Labour eyes 2011 win after Scottish election triumphs

Scottish Labour leaders were today plotting a return to power in the Scottish Parliament after an extraordinary General Election saw the party crush all its rivals in an unexpected and almost unprecedented show of strength.
Labour candidates who expected to be defeated were elected to the Commons, others who thought they might scrape home found they had secured thumping majorities and everywhere in Scotland, the Labour vote turned out in unexpectedly high numbers.
During an election when the Labour vote across England went down sharply, it actually rose in Scotland.
Observers who had thought the Labour vote was already at saturation point north of the border were stunned to see Labour candidates increase majorities around Scotland – at a time when the rest of the UK was rejecting Gordon Brown and the Labour Government.
On the surface, the result looked identical to the 2005 return: Labour won 41 seats (it won 40 in 2005 but the Speaker also won his seat), the Liberal Democrats won 11 seats, the SNP six and the Conservatives just one.

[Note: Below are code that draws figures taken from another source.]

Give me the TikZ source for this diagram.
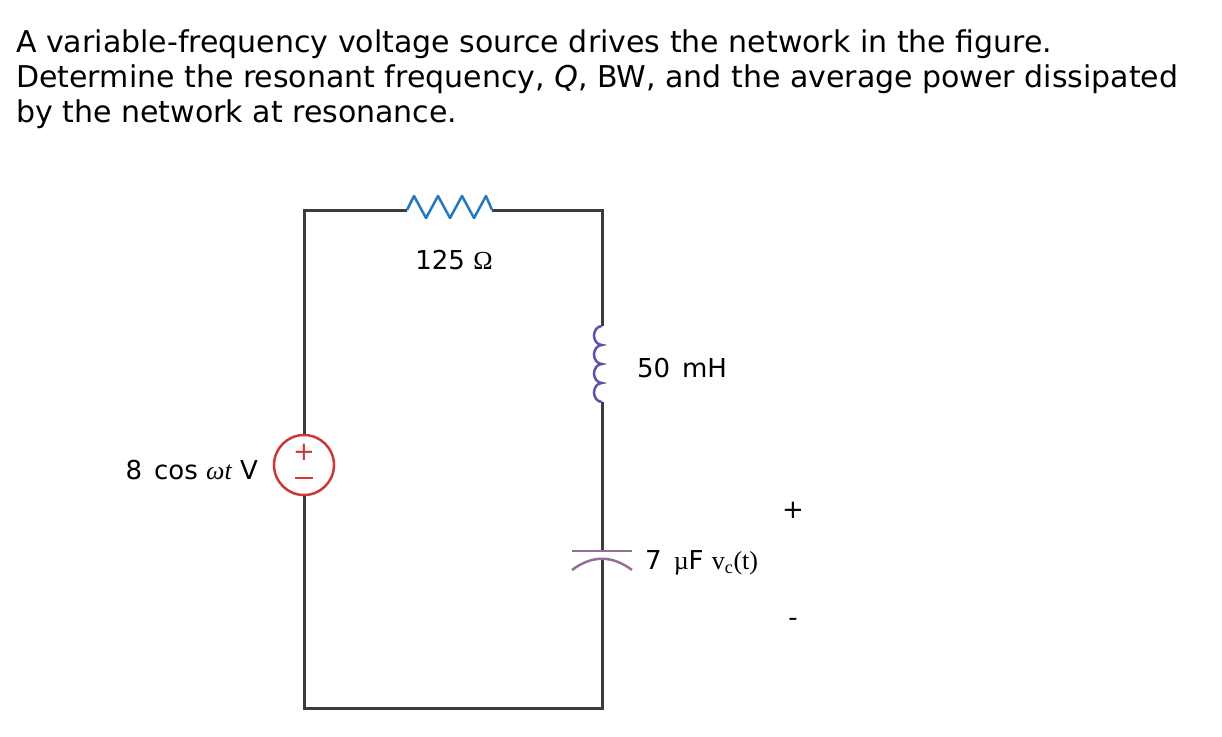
\documentclass[tikz,border=0pt]{standalone}
\usepackage{fontspec}
\setmainfont{DejaVu Sans}
\newfontfamily\serifnum{Liberation Serif}
\usetikzlibrary{positioning,calc}
\definecolor{wire}{RGB}{60,60,60}
\definecolor{resblue}{RGB}{40,120,190}
\definecolor{indviolet}{RGB}{100,80,170}
\definecolor{capmauve}{RGB}{150,110,150}
\definecolor{srcred}{RGB}{205,55,60}

\begin{document}
\begin{tikzpicture}[
    x=1pt, y=-1pt,
    wireline/.style={draw=wire, line width=3pt},
    label/.style={font=\fontsize{26}{30}\selectfont, inner sep=0pt},
    question/.style={font=\fontsize{30}{35}\selectfont, align=left, anchor=north west, inner sep=0pt}
]
\useasboundingbox (0,0) rectangle (1222,736);

% Problem text
\node[question] (task) at (16,30) {A variable-frequency voltage source drives the network in the figure.\\Determine the resonant frequency, \textit{Q}, BW, and the average power dissipated\\by the network at resonance.};

% Corners and terminals
\coordinate (tl) at (304,210);
\coordinate (tr) at (602,210);
\coordinate (bl) at (304,708);
\coordinate (br) at (602,708);
\coordinate (ra) at (407,210);
\coordinate (rb) at (492,210);
\coordinate (la) at (602,326);
\coordinate (lb) at (602,402);
\coordinate (ca) at (602,551);
\coordinate (cb) at (602,558);
\node[circle, draw=srcred, line width=2.5pt, minimum size=60pt, inner sep=0pt] (src) at (304,465) {};

% Wires
\draw[wireline] (src.north) -- (tl) -- (ra);
\draw[wireline] (rb) -- (tr) -- (la);
\draw[wireline] (lb) -- (ca);
\draw[wireline] (cb) -- (br) -- (bl) -- (src.south);

% Resistor
\draw[resblue, line width=2.5pt, line join=round] (ra) -- ++(7,-14) -- ++(12,22) -- ++(12,-22) -- ++(12,22) -- ++(12,-22) -- ++(12,22) -- ++(12,-22) -- (rb);

% Inductor
\draw[indviolet, line width=2.5pt] (la) \foreach \k in {0,...,3} {arc[start angle=270, end angle=90, x radius=8, y radius=9.5]};

% Capacitor
\draw[capmauve, line width=2.5pt] ($(ca)+(-30,0)$) -- ($(ca)+(30,0)$);
\draw[capmauve, line width=2.5pt] ($(cb)+(-30,12)$) .. controls ($(cb)+(-10,-3)$) and ($(cb)+(10,-3)$) .. ($(cb)+(30,12)$);

% Source signs
\node[srcred, font=\fontsize{26}{26}\selectfont, inner sep=0pt] (plus) at (304,452) {+};
\draw[srcred, line width=2pt] ($(src.center)+(-9,13)$) -- ($(src.center)+(9,13)$);

% Labels
\node[label] (rlab) at (454,260) {125 {\serifnum Ω}};
\node[label] (llab) at (682,368) {50\hspace{12pt}mH};
\node[label, anchor=east] (slab) at (258,470) {8\hspace{12pt}cos {\serifnum\itshape ω}{\serifnum\itshape t} V};
\node[label] (cplus) at (793,510) {+};
\node[label, anchor=west] (clab) at (645,563) {7\hspace{12pt}{\serifnum µ}F {\serifnum v\textsubscript{c}(t)}};
\node[label] (cminus) at (793,622) {-};

\end{tikzpicture}
\end{document}
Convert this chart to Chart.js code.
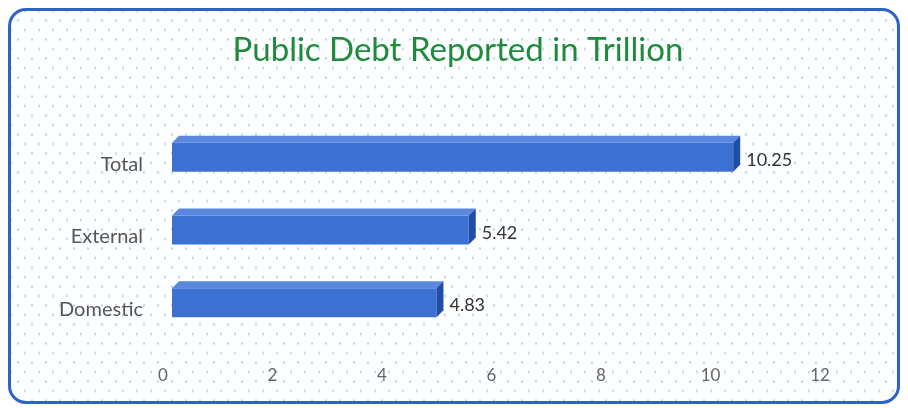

That in itself was a shock, particularly because the Tories had expected to pick up at least two or three new seats, as did the Liberal Democrats and the SNP.
In the end, all the opposition parties were disappointed and had to settle for the same number of MPs as they secured in 2005.
Underneath the surface, though, there was an even more surprising story. Labour won back two seats it lost in by-elections: Dunfermline and West Fife from the Liberal Democrats and Glasgow East from the SNP.
But it was in the voting figures that Labour’s success really shone through.
Labour won 42 per cent of the vote, a swing of 0.1 per cent from the SNP to Labour but it was in some of the individual seats that the scale of Labour dominance was shown. Seats where the opposition parties thought they had a chance went decisively to the Labour Party.
The Liberal Democrats thought they might take Glasgow North – they were beaten by a margin of almost 4,000 votes with Labour recording a 5 per cent increase in its vote.
East Renfrewshire, which the Tories had targeted, was won by Labour’s Jim Murphy with a thumping 10,000 majority and a 7 per cent vote increase.
Dundee West was the SNP’s top target seat but Labour’s Jim McGovern won it convincingly with a 7,000 majority and another decisive swing to Labour.
One of the unluckiest candidates on the night was the Liberal Democrat Fred Macintosh who lost to Labour by 405 votes in 2005, kept at the fight in Edinburgh South and lost this time by just 316 votes.
The SNP took some comfort from coming second in the popular vote, edging out the Liberal Democrats and securing 19.9 per cent of the vote to the Lib Dems 18.9 per cent.
This was being greeted as a success for the Nationalists last night and while it is of significant psychological value for the party heading into next year’s elections, all the parties know they are now a considerable distance behind the resurgent Scottish Labour Party.
The ground had appeared to shift in 2005, with many constituencies electing Labour MPs but with reduced majorities. It appeared only a matter of time before they would start to fall to the opposition and a more even spread of seats appear on Scotland’s electoral map.
But, as the results came overnight, it became clear that the opposite was true: Labour was building its majorities back up and the opposition parties were, if anything, further away from taking the seats from Labour.
One of the only possible explanations for the Labour Party’s performance in Scotland, particularly when compared to the way it collapsed in England, is that Scots are more fiercely loyal and determined to back Labour when they see the contest as a straight fight between Labour and the Tories.
The SNP believe the fight for Holyrood will be very different next year and they are right. The Nationalists always do better for Scottish Parliament elections and there is growing evidence that many voters are prepared to see the SNP as a Scottish election choice and Labour for Westminster.
But Labour’s performance in entrenching its position as Scotland’s first party at a time of retreat i the rest of the country has given the party great heart ahead of next year’s contest.
“The momentum is with us now,” one senior figure said last night.